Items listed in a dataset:
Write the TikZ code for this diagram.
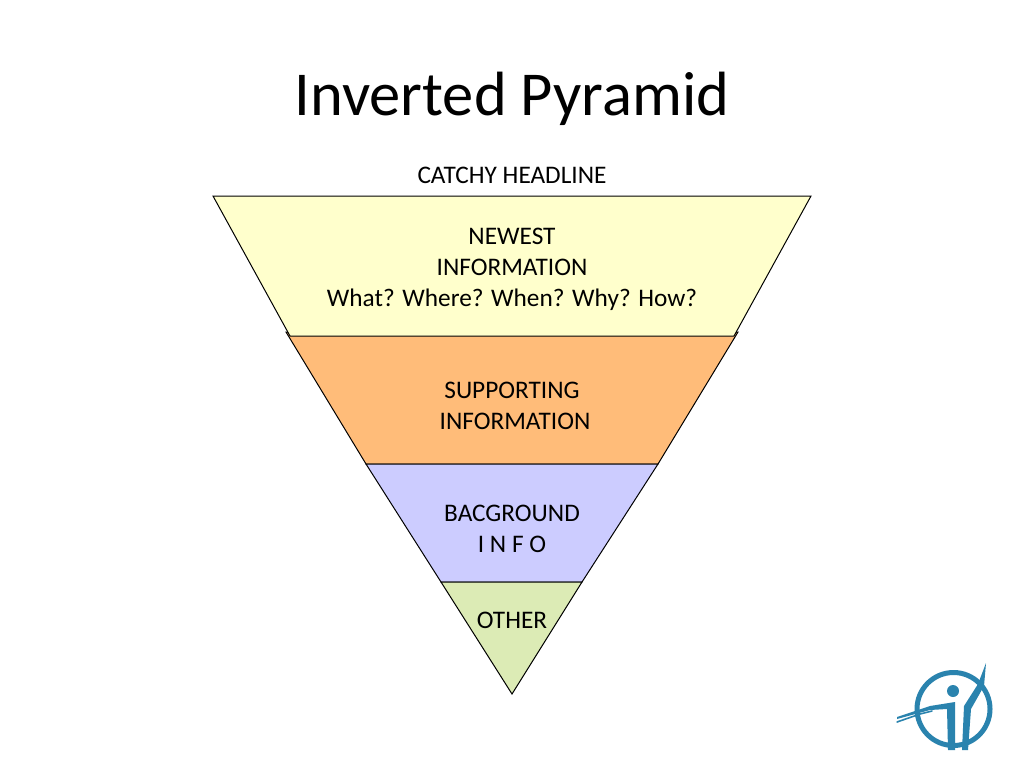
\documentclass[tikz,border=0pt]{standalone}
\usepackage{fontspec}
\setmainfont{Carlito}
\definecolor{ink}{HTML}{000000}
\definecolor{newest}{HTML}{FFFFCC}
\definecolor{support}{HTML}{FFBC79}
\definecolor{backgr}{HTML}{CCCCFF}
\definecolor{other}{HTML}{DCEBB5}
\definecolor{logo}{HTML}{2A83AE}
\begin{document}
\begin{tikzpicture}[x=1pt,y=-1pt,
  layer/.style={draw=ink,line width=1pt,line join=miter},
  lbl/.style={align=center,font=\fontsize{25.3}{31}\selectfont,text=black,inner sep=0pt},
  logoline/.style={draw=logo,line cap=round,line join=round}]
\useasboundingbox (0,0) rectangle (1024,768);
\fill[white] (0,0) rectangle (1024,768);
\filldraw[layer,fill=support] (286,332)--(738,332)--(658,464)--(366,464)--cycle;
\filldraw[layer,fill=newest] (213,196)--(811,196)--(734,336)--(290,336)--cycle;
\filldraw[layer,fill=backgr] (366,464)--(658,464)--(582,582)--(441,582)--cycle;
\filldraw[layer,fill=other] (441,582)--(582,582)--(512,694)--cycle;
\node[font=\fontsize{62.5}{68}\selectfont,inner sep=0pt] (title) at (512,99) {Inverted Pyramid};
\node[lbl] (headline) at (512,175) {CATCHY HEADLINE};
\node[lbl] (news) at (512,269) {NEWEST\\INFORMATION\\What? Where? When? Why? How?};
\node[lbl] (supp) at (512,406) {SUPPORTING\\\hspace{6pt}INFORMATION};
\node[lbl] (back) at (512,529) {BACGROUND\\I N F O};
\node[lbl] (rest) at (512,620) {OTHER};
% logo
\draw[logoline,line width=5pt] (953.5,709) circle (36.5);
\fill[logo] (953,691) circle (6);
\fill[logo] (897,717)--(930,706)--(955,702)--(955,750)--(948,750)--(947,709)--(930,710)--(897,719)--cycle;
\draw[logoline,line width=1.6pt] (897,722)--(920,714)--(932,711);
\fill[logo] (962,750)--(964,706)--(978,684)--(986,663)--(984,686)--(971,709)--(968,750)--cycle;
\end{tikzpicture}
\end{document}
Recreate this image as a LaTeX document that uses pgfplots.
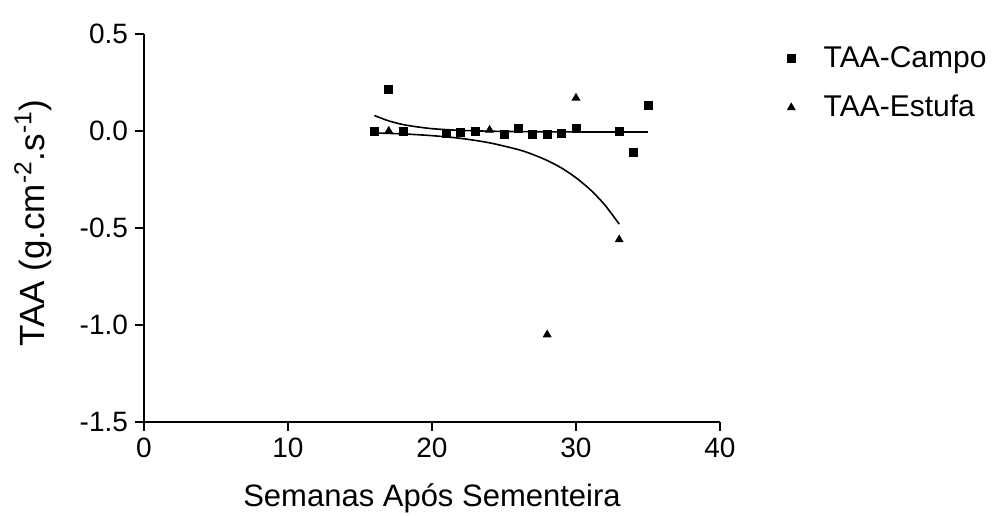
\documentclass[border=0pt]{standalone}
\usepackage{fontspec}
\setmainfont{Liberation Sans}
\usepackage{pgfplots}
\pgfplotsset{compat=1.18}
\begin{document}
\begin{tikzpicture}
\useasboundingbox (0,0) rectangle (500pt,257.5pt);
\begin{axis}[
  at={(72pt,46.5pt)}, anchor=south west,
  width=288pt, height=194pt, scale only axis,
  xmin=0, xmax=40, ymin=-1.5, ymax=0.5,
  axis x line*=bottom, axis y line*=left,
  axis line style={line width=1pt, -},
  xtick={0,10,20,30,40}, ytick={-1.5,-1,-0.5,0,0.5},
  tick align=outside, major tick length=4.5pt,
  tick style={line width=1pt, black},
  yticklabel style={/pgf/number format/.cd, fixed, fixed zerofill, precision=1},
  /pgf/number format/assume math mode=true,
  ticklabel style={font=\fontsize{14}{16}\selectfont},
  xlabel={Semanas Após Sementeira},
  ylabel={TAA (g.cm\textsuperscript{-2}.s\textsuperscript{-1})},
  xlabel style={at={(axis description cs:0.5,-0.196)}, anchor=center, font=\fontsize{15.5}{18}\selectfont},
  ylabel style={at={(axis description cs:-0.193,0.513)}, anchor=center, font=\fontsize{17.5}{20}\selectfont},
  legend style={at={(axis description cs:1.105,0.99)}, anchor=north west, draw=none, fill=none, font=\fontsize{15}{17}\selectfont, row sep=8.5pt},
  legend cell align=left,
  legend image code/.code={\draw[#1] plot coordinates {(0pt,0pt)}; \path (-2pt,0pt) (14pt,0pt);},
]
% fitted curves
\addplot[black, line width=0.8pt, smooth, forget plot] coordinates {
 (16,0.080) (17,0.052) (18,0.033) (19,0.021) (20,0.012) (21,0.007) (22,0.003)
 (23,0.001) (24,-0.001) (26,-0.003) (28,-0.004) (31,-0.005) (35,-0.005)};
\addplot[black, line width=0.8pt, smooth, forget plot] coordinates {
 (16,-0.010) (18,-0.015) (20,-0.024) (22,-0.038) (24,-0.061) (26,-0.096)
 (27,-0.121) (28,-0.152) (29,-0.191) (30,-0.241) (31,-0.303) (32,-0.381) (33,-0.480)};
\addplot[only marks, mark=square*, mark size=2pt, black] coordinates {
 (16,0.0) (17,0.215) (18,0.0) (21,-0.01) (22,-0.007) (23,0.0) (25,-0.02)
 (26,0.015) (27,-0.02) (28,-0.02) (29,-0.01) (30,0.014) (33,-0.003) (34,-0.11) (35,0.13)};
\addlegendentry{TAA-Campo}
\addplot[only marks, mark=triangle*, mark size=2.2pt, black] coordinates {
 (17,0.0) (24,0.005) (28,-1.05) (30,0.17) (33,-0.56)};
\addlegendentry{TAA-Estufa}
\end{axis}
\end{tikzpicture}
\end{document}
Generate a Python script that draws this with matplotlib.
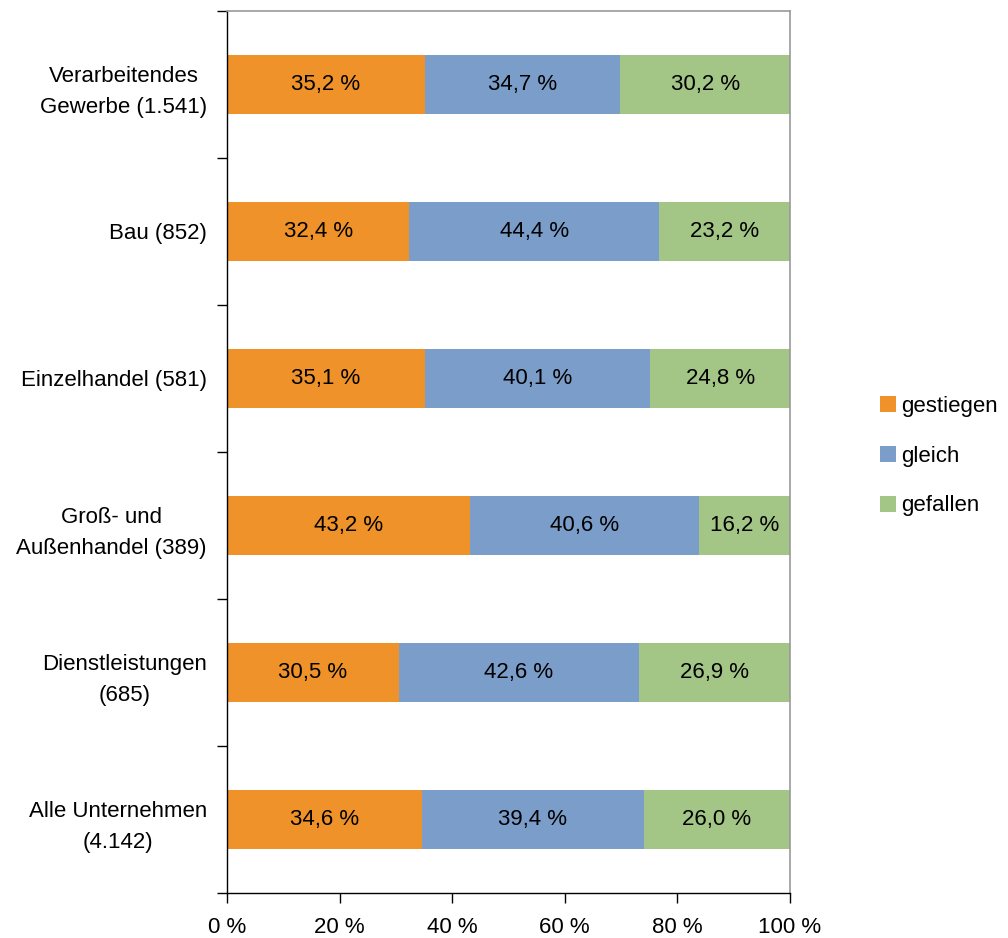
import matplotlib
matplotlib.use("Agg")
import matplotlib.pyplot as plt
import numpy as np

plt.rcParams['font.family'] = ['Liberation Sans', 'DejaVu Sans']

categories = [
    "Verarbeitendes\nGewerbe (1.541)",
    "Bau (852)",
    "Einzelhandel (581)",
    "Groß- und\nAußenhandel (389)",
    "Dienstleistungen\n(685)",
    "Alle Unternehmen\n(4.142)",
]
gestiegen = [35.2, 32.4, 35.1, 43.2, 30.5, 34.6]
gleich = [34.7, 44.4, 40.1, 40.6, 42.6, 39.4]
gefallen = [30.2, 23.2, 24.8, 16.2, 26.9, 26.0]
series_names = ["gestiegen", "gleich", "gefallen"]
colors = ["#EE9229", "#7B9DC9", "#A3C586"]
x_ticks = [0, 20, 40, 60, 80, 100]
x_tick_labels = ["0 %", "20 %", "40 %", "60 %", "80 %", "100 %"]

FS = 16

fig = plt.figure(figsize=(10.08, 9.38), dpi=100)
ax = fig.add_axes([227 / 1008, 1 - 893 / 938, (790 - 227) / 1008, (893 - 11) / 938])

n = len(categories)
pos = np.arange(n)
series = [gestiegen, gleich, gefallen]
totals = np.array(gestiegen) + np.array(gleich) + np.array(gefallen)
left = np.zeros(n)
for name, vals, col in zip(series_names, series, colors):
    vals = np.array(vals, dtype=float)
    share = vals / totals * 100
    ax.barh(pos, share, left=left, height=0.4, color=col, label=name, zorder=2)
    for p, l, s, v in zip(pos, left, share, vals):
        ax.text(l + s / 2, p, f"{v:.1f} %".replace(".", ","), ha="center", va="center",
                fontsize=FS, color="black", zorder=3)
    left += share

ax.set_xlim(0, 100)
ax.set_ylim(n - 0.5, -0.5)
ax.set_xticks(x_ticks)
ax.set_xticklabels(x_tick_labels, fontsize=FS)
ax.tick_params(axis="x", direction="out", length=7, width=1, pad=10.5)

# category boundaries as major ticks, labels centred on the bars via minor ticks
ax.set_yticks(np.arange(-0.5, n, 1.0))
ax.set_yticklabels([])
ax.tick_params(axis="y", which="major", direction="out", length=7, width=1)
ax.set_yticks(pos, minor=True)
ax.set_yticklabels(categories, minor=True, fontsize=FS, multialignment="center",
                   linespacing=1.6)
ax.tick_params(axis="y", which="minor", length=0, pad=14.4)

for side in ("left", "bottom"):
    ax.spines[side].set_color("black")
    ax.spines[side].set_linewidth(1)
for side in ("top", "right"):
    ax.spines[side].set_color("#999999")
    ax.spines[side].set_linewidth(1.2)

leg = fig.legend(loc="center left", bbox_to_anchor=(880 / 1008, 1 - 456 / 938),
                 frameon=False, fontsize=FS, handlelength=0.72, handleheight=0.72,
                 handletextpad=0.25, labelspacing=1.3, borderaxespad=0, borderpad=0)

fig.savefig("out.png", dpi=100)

DIRECTION: In the listing above, find the line with "Generate a Python" and the line with "plt.rcParams['font.family'] = ['Liberation". Set down both and every line between them, minus the pictures.

TASK ANSWER:
Generate a Python script that draws this with matplotlib.
import matplotlib
matplotlib.use("Agg")
import matplotlib.pyplot as plt
import numpy as np

plt.rcParams['font.family'] = ['Liberation Sans', 'DejaVu Sans']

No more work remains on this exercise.